In 2018, incoming principal Tammatha Woodhouse announced her intention to dramatically increase enrollment to 400 (from 242 in August 2018), and to add organized sports to the school's programming.

==Potential moves and closure==
Renaissance Academy has been repeatedly reviewed by Baltimore City Schools for closure or relocation.

Initially based in the campus of the former Southwestern Senior High School, City Schools officials first began proposing moving Renaissance to the sites of Harlem Park Middle or Edmondson-Westside High School. The response to the proposal from the public was hostile, with complaints about lack of community involvement, longer commutes and a perception of more dangerous neighborhoods. A month later, the revised plan was released, which announced that Renaissance would instead move to open space in the campus of West Baltimore Middle School.

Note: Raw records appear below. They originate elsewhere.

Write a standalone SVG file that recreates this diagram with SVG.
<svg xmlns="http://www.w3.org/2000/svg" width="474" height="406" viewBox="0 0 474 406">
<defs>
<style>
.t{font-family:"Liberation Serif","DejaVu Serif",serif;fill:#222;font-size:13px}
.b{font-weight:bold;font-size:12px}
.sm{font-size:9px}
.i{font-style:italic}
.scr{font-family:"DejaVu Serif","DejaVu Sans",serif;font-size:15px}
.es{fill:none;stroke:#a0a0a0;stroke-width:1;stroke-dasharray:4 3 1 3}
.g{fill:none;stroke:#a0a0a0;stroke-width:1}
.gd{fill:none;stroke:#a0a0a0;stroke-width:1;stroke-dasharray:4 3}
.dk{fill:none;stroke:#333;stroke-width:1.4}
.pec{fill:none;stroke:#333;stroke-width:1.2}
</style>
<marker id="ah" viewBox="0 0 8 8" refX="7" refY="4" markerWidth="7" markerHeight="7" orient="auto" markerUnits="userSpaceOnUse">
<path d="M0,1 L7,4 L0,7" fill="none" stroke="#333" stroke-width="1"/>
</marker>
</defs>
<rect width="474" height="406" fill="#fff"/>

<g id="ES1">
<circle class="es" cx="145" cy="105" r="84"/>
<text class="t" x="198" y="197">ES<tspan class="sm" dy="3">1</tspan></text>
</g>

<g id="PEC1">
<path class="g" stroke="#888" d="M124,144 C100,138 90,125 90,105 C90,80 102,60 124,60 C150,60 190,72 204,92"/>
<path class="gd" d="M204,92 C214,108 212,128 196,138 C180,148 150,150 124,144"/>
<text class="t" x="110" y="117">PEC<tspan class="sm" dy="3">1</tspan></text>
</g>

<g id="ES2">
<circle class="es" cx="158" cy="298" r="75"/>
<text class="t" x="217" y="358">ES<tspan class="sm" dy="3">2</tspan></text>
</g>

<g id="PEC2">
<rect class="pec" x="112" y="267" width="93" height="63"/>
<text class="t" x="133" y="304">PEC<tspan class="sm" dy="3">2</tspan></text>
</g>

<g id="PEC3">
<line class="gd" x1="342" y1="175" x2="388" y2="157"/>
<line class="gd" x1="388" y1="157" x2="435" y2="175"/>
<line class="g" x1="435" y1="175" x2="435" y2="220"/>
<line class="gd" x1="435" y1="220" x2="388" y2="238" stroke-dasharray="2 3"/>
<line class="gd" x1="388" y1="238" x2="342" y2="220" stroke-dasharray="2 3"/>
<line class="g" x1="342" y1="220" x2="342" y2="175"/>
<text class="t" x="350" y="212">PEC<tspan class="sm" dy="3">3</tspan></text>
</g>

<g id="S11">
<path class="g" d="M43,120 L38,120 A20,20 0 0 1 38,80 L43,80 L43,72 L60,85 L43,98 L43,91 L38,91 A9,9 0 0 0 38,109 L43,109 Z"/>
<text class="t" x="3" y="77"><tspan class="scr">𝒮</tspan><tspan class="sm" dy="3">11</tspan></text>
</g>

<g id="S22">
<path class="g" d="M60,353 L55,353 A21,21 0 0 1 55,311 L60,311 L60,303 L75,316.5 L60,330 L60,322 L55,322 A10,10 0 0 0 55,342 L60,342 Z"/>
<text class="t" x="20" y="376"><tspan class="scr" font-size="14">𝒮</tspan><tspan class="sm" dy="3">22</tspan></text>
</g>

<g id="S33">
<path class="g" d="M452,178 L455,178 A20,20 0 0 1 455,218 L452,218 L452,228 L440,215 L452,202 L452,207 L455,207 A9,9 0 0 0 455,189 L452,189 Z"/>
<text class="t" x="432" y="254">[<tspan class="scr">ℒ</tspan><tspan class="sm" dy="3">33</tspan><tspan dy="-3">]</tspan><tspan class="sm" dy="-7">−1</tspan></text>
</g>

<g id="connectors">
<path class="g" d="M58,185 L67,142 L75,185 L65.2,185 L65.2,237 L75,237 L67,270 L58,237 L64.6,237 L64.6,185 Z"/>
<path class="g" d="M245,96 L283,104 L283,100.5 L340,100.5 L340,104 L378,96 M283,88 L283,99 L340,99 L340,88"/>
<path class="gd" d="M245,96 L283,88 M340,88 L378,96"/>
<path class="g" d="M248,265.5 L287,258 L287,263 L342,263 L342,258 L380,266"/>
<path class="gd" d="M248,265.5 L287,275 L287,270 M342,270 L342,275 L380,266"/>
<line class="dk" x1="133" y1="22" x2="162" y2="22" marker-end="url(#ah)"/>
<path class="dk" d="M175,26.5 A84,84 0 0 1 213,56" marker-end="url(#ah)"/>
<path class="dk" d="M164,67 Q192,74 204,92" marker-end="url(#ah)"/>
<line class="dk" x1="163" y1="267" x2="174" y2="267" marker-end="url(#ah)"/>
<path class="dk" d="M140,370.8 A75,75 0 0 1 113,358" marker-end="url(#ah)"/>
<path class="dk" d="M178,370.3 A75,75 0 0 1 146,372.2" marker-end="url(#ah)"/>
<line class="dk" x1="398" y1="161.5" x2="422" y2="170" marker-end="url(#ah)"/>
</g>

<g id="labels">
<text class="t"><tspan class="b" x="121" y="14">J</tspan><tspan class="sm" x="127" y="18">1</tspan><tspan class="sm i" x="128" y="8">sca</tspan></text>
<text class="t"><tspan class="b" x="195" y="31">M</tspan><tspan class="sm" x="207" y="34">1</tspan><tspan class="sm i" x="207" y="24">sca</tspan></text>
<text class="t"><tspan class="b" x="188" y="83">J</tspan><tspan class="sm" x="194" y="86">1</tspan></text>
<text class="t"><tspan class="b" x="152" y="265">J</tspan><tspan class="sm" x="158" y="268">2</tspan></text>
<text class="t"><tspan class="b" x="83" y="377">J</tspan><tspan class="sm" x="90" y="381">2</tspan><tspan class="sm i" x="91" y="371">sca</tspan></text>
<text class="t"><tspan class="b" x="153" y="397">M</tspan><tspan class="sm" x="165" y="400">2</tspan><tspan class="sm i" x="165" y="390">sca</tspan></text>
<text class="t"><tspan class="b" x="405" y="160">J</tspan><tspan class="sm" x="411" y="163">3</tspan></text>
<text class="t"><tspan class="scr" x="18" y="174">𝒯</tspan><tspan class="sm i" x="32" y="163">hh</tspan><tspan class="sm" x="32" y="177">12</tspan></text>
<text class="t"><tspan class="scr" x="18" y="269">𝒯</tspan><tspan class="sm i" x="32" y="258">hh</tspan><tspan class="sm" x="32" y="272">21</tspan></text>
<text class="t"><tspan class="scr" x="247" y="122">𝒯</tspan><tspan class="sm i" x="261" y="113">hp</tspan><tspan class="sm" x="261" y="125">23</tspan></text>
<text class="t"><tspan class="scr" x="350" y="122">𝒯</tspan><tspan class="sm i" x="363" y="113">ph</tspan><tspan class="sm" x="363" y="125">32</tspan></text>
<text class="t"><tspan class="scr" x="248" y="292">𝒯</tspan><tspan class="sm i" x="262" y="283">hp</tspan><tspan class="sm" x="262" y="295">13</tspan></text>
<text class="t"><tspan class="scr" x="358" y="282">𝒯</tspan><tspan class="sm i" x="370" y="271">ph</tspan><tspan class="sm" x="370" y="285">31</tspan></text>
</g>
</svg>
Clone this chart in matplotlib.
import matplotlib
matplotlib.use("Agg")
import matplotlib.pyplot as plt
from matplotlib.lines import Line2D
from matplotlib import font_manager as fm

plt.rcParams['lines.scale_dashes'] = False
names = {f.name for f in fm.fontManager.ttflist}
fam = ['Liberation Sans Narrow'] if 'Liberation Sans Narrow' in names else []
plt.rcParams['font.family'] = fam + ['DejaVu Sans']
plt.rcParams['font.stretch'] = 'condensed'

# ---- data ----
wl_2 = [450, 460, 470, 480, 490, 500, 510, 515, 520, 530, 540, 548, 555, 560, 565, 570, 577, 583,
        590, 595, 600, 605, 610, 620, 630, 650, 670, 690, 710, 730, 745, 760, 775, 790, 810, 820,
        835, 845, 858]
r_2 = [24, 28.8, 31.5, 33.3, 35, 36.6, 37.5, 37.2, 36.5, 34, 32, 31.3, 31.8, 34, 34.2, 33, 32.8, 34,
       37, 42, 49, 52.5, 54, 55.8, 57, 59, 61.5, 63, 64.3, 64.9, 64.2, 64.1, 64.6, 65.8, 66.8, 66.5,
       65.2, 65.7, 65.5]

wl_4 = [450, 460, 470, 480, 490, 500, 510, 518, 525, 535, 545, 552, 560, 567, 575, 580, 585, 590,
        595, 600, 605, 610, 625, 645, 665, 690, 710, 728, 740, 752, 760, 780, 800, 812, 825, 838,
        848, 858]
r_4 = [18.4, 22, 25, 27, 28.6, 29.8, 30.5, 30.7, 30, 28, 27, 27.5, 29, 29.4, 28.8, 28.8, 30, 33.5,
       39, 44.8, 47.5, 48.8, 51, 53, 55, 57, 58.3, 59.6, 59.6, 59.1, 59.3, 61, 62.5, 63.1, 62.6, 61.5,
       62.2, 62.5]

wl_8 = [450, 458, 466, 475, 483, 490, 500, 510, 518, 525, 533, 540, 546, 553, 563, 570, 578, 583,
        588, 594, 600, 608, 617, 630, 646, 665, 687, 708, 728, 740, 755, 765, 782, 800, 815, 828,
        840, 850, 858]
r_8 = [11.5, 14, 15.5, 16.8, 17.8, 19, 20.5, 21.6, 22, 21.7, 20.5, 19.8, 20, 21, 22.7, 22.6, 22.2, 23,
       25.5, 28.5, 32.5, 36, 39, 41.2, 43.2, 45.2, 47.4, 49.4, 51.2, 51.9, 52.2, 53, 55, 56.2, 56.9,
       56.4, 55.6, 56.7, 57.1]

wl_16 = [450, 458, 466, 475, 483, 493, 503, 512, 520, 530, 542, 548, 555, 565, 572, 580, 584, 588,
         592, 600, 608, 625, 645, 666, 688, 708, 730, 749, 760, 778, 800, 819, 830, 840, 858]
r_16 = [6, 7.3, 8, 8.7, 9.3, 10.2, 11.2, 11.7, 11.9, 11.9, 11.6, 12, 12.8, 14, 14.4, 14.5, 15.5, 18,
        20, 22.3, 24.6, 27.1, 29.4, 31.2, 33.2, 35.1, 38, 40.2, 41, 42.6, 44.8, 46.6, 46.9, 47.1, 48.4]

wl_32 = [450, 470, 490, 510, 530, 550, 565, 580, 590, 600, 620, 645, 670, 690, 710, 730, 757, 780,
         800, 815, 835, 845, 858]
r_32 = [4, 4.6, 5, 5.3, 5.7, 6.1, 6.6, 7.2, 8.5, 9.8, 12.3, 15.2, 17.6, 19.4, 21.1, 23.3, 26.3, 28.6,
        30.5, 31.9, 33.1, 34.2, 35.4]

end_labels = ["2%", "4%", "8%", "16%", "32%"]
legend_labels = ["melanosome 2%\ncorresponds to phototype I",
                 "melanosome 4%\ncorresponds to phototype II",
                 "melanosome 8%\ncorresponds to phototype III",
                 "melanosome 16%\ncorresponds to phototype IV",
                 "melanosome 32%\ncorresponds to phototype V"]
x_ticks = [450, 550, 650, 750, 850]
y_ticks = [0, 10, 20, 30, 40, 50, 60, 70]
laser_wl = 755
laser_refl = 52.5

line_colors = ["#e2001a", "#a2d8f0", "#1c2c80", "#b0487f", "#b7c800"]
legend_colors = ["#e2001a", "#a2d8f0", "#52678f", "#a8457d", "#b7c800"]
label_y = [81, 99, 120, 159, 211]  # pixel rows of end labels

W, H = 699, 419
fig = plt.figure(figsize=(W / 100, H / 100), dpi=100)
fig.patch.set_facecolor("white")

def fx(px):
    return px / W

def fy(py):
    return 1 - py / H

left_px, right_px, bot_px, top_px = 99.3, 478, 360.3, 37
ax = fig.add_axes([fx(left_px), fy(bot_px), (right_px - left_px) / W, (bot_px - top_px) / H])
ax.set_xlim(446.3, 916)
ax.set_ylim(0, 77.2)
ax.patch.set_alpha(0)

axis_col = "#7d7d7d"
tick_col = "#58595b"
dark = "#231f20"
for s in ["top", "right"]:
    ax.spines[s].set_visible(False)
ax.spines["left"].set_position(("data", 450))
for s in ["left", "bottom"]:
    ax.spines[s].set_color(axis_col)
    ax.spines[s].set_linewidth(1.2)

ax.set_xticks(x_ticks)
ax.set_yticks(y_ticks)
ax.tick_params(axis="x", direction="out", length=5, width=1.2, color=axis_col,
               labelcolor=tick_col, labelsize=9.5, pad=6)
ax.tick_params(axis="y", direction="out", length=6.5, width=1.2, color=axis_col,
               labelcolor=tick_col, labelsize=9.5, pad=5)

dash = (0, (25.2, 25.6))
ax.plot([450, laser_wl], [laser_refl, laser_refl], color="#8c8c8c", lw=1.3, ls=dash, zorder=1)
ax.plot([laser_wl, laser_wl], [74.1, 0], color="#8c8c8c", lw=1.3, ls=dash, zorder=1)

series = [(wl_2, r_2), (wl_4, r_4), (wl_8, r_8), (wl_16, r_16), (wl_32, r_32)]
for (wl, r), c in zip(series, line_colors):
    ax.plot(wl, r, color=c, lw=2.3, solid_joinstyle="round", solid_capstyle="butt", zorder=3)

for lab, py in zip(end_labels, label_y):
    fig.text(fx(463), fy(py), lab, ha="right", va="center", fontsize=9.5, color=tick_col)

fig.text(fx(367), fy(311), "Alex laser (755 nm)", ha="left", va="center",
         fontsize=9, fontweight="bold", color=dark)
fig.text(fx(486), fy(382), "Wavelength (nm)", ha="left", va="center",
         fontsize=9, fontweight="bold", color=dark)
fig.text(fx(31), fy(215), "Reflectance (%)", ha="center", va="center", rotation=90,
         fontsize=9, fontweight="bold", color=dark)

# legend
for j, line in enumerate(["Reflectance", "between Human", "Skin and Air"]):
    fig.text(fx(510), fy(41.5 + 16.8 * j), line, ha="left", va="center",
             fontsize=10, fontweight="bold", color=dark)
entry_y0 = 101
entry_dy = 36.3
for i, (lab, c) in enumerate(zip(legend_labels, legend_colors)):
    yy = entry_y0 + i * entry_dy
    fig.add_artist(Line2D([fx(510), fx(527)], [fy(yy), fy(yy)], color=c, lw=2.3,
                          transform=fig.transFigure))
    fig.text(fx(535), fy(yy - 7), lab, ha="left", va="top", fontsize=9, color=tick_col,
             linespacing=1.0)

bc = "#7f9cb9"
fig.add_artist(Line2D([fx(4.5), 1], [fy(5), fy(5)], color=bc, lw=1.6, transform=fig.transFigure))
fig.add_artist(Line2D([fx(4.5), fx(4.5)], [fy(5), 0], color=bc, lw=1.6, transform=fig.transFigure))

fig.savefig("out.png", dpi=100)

In November 2015, shortly after the unrest, Renaissance (now at the former West Baltimore Middle School site) was one of several schools in the most highly affected areas to be considered for closure, leading to community outcry and resistance. As a result of this community activism, CEO Gregory Thornton announced a reversal of the proposal, leaving Renaissance open.

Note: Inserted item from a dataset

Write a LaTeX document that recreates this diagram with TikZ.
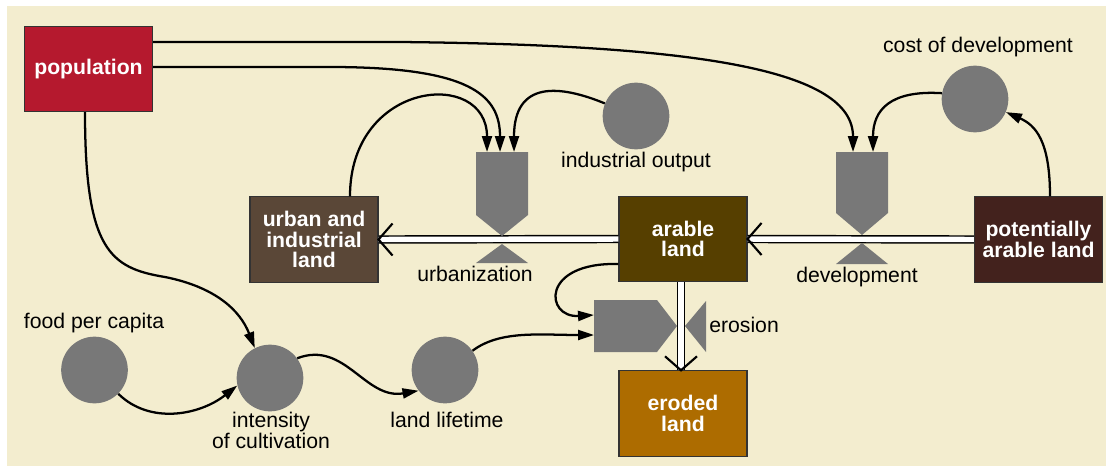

Following the death of three students, City Schools, now under the leadership of CEO Sonja Santelises, once more recommended Renaissance for closure, this time at the end of the 2016–2017 school year, although Santelises also stated that she was exploring possible new sites for the school. In December of the same year however, the school board again delayed the vote on closing Renaissance, delaying until January 2017. When the board returned to the matter in January 2017, the Office of New School Initiatives released a report proposing Renaissance be relocated to the campus of Baltimore City Community College (BCCC) in the Burleith-Leighton neighborhood. This plan did not last long though, as management changes at BCCC ended the lease negotiations. After a $1 million donation was made to the school from an anonymous donor, City Schools again changed course, approving Renaissance to remain open at its present site, co-located in the same building as Booker T. Washington Middle School. The two schools share facilities such as the gymnasium and the auditorium, but are otherwise kept separate from one another.

==Grants and funding==
Owing to both its high need and occasional national and local prominence, Renaissance Academy has been the recipient (in whole or part) of a large amount of outside funding to provide various supplementary services:
- In 2012, The United States Department of Education (USDE)'s White House Neighborhood Revitalization Initiative awarded a $500,000 "Promise Neighborhoods" grant to the University of Maryland School of Social Work's Promise Heights program to provide wrap-around services to a group of four schools, including Renaissance. The project proposed to provide medical screenings, job training, parenting support and other services to students and families. By 2015, this grant had increased to $720,000.
- In 2016, Renaissance received a $350,000 grant from the USDE's Project School Emergency Response to Violence (SERV). The grant allowed the school to fund programs to respond to a number of incidents of violent death involving students, including a fatal stabbing within the school itself.
- In 2017, Renaissance initially received an anonymous donation for $1 million, announced in February. It was revealed in July of that year that the source of the donation was the Baltimore Ravens, and the total donation increased to $1.5 million. The Ravens planned to not only provide the funding for building rehabilitation and improvements, but to arrange the logistics and contracting for the work.
- In 2018, the Promise Heights program announced it would be distributing part of a $30 million grant to five schools including Renaissance. The program would provide wrap-around social work services including college and career supports, mentorship and tutoring.